Friday, October 17, 2008

Republican Baiting

I disagree with John McCain on many issues, but I don't think that he'd be a fundamentally terrible president. John McCain is a politician, and like any other politician, he's doing what he thinks he needs to do to get elected. Sure, he's compromised his values in an effort to appeal to the lunatic right-wing base, but a small part of me still wonders if he were elected, might he drop this charade of deference to the lowest common denominators of the republican party?

We'll probably never know for sure, and this is a good thing because there are far better reasons to not vote for John McCain than the few minor policy quibbles that he holds with Obama—namely, Sarah Palin. Most people attack her on the grounds that she is unqualified for the position. This is probably true, though not my biggest concern with her. The real problem with Palin is that she personifies everything that has gone wrong with the republican party.

In recent years, the republicans have very effectively appealed to their base by painting democrats as out-of-touch elitists, in contrast to the average “joe six-packs” that supposedly inhabit the ranks of the republican party. They have somehow rendered higher education a liability; they've managed to equate intellectualism of any sort with elitism; mediocrity has come to trump excellence. The party has convinced the small town America—that no longer even really exists—that they are in the midst of a cultural war with this nation's urban centers.

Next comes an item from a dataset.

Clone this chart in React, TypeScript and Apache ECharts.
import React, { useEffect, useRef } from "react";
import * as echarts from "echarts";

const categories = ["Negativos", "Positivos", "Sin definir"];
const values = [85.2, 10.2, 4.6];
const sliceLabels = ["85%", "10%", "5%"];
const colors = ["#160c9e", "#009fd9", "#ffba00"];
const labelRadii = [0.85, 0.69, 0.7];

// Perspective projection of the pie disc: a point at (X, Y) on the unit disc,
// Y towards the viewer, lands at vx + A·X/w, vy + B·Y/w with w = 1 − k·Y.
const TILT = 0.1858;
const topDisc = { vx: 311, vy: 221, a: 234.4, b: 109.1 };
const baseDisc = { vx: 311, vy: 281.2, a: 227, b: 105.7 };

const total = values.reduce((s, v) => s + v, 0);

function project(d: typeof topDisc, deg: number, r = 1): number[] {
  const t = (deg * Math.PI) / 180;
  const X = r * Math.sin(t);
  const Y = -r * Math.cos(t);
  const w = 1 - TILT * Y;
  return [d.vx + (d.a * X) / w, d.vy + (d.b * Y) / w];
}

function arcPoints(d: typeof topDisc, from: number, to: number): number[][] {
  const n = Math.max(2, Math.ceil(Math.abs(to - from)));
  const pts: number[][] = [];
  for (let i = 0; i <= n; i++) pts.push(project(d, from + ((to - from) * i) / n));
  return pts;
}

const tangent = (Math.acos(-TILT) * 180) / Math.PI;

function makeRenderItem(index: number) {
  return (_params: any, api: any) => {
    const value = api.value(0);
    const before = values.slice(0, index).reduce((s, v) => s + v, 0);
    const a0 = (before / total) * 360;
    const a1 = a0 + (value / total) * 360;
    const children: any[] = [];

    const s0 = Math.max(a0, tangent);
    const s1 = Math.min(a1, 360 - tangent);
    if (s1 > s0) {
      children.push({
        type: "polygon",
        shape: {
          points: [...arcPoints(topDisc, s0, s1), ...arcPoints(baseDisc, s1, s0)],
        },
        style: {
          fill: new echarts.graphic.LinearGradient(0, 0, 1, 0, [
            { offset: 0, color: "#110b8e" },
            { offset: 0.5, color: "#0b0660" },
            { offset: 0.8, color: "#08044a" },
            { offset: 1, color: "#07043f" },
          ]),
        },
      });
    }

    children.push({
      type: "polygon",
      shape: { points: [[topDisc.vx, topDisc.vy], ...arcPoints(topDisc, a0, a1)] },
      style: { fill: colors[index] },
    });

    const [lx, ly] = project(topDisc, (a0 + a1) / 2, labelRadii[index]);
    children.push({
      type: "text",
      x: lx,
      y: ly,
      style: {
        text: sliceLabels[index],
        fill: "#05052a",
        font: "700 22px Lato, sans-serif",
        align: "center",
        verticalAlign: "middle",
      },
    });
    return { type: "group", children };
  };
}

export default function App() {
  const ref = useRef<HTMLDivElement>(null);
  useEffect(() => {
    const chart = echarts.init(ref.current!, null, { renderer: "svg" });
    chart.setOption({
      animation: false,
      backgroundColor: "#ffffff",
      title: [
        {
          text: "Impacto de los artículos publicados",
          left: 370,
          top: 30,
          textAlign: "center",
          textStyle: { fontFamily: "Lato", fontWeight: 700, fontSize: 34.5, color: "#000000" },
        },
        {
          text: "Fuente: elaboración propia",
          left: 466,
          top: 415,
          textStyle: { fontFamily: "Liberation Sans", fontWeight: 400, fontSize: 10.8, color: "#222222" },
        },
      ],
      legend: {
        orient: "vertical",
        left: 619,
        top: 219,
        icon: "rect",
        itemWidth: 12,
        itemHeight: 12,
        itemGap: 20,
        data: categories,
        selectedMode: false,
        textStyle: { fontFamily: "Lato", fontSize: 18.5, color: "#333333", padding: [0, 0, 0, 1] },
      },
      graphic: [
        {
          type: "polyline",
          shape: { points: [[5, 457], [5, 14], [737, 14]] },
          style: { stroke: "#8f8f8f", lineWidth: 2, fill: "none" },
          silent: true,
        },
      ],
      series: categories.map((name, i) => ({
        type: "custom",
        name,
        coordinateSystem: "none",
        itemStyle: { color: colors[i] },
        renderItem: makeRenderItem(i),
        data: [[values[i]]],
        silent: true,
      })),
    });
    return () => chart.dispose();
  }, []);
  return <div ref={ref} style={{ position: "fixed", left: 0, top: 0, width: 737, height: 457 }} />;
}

Palin is the poster child for this effort. She makes ignorance looks cute. She lends credence to the notion that “folksy know-how” beats out logic and education. She appeals to the worst tendencies in this country—and boy, have the worst tendencies been rising to the surface lately. John McCain's campaign rallies have grown increasingly bizarre with supporters shouting incitements to violence when Obama's name is mentioned (“traitor! Kill him!”) or making confused claims like "I don't trust Obama. I have read about him and he's an Arab." McCain supporters throughout the country have attempted to portray Obama as a Muslim, often pictorially (as if Islam is an instant political disqualifier.)

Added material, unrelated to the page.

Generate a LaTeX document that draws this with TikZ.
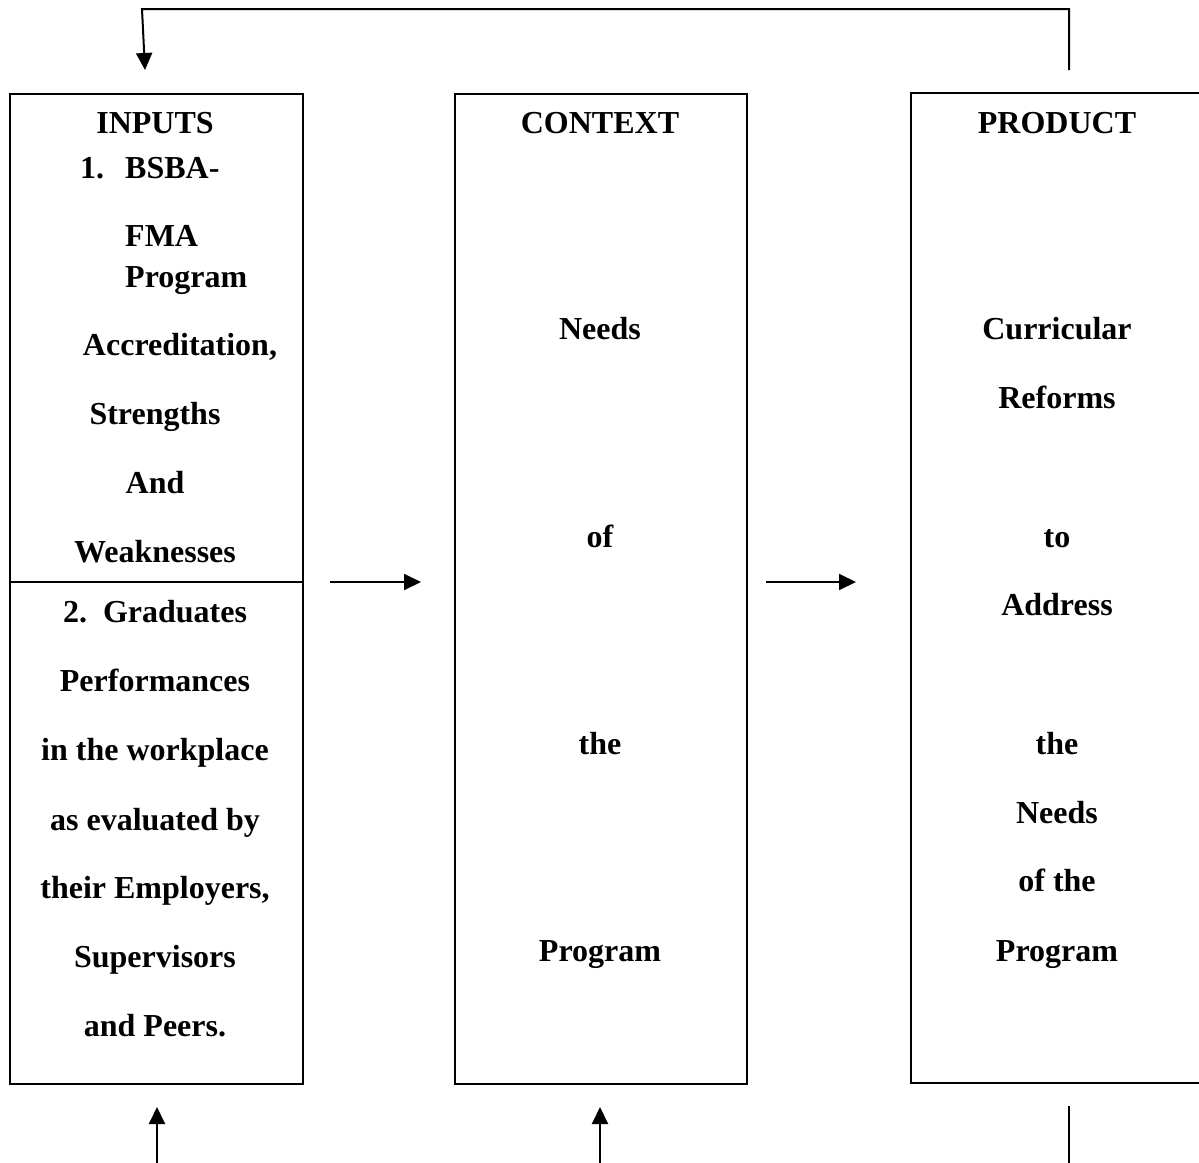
\documentclass[tikz,border=0pt]{standalone}
\usepackage{fontspec}
\setmainfont{Liberation Serif}
\usetikzlibrary{arrows.meta}
\begin{document}
\begin{tikzpicture}[x=1pt,y=-1pt,
  lw/.style={line width=2pt},
  boxline/.style={lw,draw=black},
  arr/.style={lw,-{Triangle[length=17pt,width=16pt]}},
  txt/.style={anchor=base,inner sep=0pt,font=\fontsize{32}{38}\selectfont\bfseries},
  txtw/.style={anchor=base west,inner sep=0pt,font=\fontsize{32}{38}\selectfont\bfseries}]
\useasboundingbox (0,0) rectangle (1199,1162);
% boxes
\node[boxline,anchor=north west,minimum width=293pt,minimum height=990pt,inner sep=0pt] (inputs) at (9,93) {};
\node[boxline,anchor=north west,minimum width=292pt,minimum height=990pt,inner sep=0pt] (context) at (454,93) {};
\coordinate (prodTR) at (1201,93);
\coordinate (prodTL) at (911,93);
\coordinate (prodBL) at (911,1083);
\coordinate (prodBR) at (1201,1083);
\draw[lw] (prodTR) -- (prodTL) -- (prodBL) -- (prodBR);
\draw[lw] (inputs.west |- 0,582) coordinate (divL) -- (inputs.east |- 0,582) coordinate (divR);
% inputs text
\node[txt] (t1) at (155,133) {INPUTS};
\node[txtw] (n1) at (80,178) {1.};
\node[txtw] (t2) at (125,178) {BSBA-};
\node[txtw] (t3) at (125,246) {FMA};
\node[txtw] (t4) at (125,287) {Program};
\node[txt] (t5) at (180,355) {Accreditation,};
\node[txt] (t6) at (155,424) {Strengths};
\node[txt] (t7) at (155,493) {And};
\node[txt] (t8) at (155,562) {Weaknesses};
\node[txt] (t9) at (155,622) {2.\ \ Graduates};
\node[txt] (t10) at (155,691) {Performances};
\node[txt] (t11) at (155,760) {in the workplace};
\node[txt] (t12) at (155,830) {as evaluated by};
\node[txt] (t13) at (155,898) {their Employers,};
\node[txt] (t14) at (155,967) {Supervisors};
\node[txt] (t15) at (155,1036) {and Peers.};
% context text
\node[txt] (c1) at (600,133) {CONTEXT};
\node[txt] (c2) at (600,339) {Needs};
\node[txt] (c3) at (600,547) {of};
\node[txt] (c4) at (600,754) {the};
\node[txt] (c5) at (600,961) {Program};
% product text
\node[txt] (p1) at (1057,133) {PRODUCT};
\node[txt] (p2) at (1057,339) {Curricular};
\node[txt] (p3) at (1057,408) {Reforms};
\node[txt] (p4) at (1057,547) {to};
\node[txt] (p5) at (1057,615) {Address};
\node[txt] (p6) at (1057,754) {the};
\node[txt] (p7) at (1057,823) {Needs};
\node[txt] (p8) at (1057,891) {of the};
\node[txt] (p9) at (1057,961) {Program};
% connectors
\coordinate (fbStart) at (1069,70);
\coordinate (fbEnd) at (145,70);
\draw[arr] (fbStart) -- (1069,9) -- (142,9) -- (fbEnd);
\coordinate (a1s) at (330,582);
\coordinate (a1e) at (421,582);
\draw[arr] (a1s) -- (a1e);
\coordinate (a2s) at (766,582);
\coordinate (a2e) at (856,582);
\draw[arr] (a2s) -- (a2e);
\coordinate (b1s) at (157,1163);
\coordinate (b1e) at (157,1107);
\draw[arr] (b1s) -- (b1e);
\coordinate (b2s) at (600,1163);
\coordinate (b2e) at (600,1107);
\draw[arr] (b2s) -- (b2e);
\coordinate (b3s) at (1069,1163);
\coordinate (b3e) at (1069,1106);
\draw[lw] (b3s) -- (b3e);
\end{tikzpicture}
\end{document}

I'm fantasizing that these are the last gasping breaths of a dying philosophy; they certainly smack of desperation. And were Palin and McCain not stirring up a dangerous mob mentality that might ultimately erupt in acts of violence, I'd probably be enjoying this. Nothing would delight me more than seeing these people discredited. And eight years with an educated, articulate man leading this country might start to chip away at some of the more irrational thinking in this country. When the world fails to end because we elected a black liberal, some people might start to question their convictions.

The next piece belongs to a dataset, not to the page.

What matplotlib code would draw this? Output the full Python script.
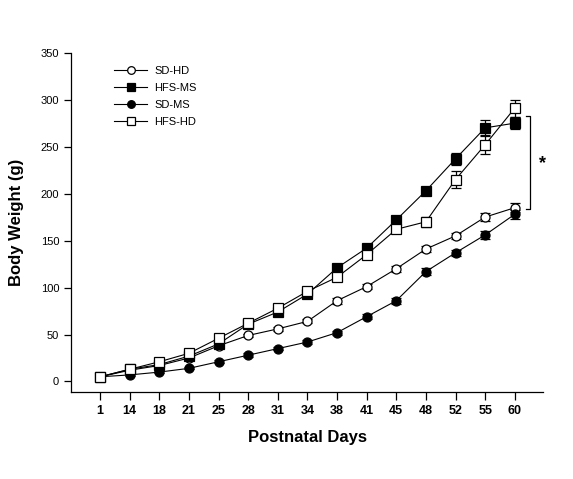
import matplotlib
matplotlib.use("Agg")
import matplotlib.pyplot as plt
from matplotlib.lines import Line2D
import numpy as np

plt.rcParams["font.family"] = ["Liberation Sans", "DejaVu Sans"]

# postnatal days (plotted as equally spaced categories)
days = ["1", "14", "18", "21", "25", "28", "31", "34", "38", "41", "45", "48", "52", "55", "60"]

sd_hd = [5, 12, 17, 25, 38, 49, 56, 64, 86, 101, 120, 141, 155, 175, 185]
sd_hd_err = [1, 1, 1, 1.5, 2, 2, 2, 2, 3, 3, 3, 3, 3, 4, 4.6]

hfs_ms = [5, 13, 18, 27, 40, 61, 74, 93, 121, 142, 172, 203, 237, 270, 275]
hfs_ms_err = [1, 1, 1.5, 2, 2, 2, 3, 3, 3, 3, 3, 3, 6.5, 8.5, 6.5]

sd_ms = [5, 7, 10, 14, 21, 28, 35, 42, 52, 69, 86, 117, 137, 156, 178]
sd_ms_err = [1, 1, 1, 1, 1.5, 2, 2, 2, 2, 3, 3, 4, 3, 4, 5]

hfs_hd = [5, 13, 21, 30, 46, 62, 78, 96, 111, 135, 162, 170, 215, 252, 291]
hfs_hd_err = [1, 1, 1.5, 2, 2, 2, 3, 3, 3, 3, 3, 5.5, 9.5, 10, 9]

series = [
    ("SD-HD", sd_hd, sd_hd_err, "o", "white"),
    ("HFS-MS", hfs_ms, hfs_ms_err, "s", "black"),
    ("SD-MS", sd_ms, sd_ms_err, "o", "black"),
    ("HFS-HD", hfs_hd, hfs_hd_err, "s", "white"),
]

fig = plt.figure(figsize=(5.73, 4.79), dpi=100)
ax = fig.add_axes([0.124, 0.182, 0.824, 0.708])

x = np.arange(len(days))
handles = []
for label, vals, err, marker, face in series:
    ax.errorbar(x, vals, yerr=err, color="black", lw=0.8, marker=marker,
                markersize=6.5, markerfacecolor=face, markeredgecolor="black",
                markeredgewidth=0.9, capsize=3.5, elinewidth=0.9, capthick=0.9)
    handles.append(Line2D([], [], color="black", lw=0.8, marker=marker,
                          markersize=5.5, markerfacecolor=face,
                          markeredgecolor="black", markeredgewidth=0.9,
                          label=label))

# significance bracket
ax.plot([14.37, 14.51, 14.51, 14.37], [283, 283, 183.5, 183.5], color="black",
        lw=0.9, clip_on=False)
ax.text(14.92, 232, "*", fontsize=13, fontweight="bold", ha="center", va="center")

ax.set_xlim(-0.98, 14.96)
ax.set_ylim(-11, 350)
ax.set_xticks(x)
ax.set_xticklabels(days, fontsize=9, fontweight="bold")
ax.set_yticks(np.arange(0, 351, 50))
ax.tick_params(axis="y", labelsize=8, length=5, width=0.9)
ax.tick_params(axis="x", length=6, width=0.9)
for side in ["top", "right"]:
    ax.spines[side].set_visible(False)
for side in ["left", "bottom"]:
    ax.spines[side].set_linewidth(0.9)

ax.set_xlabel("Postnatal Days", fontsize=12, fontweight="bold", labelpad=9)
ax.set_ylabel("Body Weight (g)", fontsize=12, fontweight="bold", labelpad=12)

ax.legend(handles=handles, loc="upper left", bbox_to_anchor=(0.07, 0.99),
          frameon=False, fontsize=8, handlelength=3.0, handletextpad=0.6,
          labelspacing=0.62)

fig.savefig("out.png", dpi=100)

Truthfully, I think that the country needs to swing sharply to the left for the next decade or so. Not because I agree with a lot of leftist philosophy, but because I'm fantasizing that the republican party will revert to a more libertarian position, perhaps one day offering an interesting alternative to the democratic party. In the meantime, social conservatives need to be shocked back into reality. To paraphrase something my room mate said in anger about the situation,“I want abortions for everyone! I want to see gay pride parades every day at noon! I want to see huge, polygamous marriages where fifty men marry fifty women at a time, followed by a mass orgy.” I completely understand the sentiment.

But if McCain/Palin is elected, the backwardness that has come to characterize the prevailing social thought in this country will be legitimized, potentially setting back progress by years.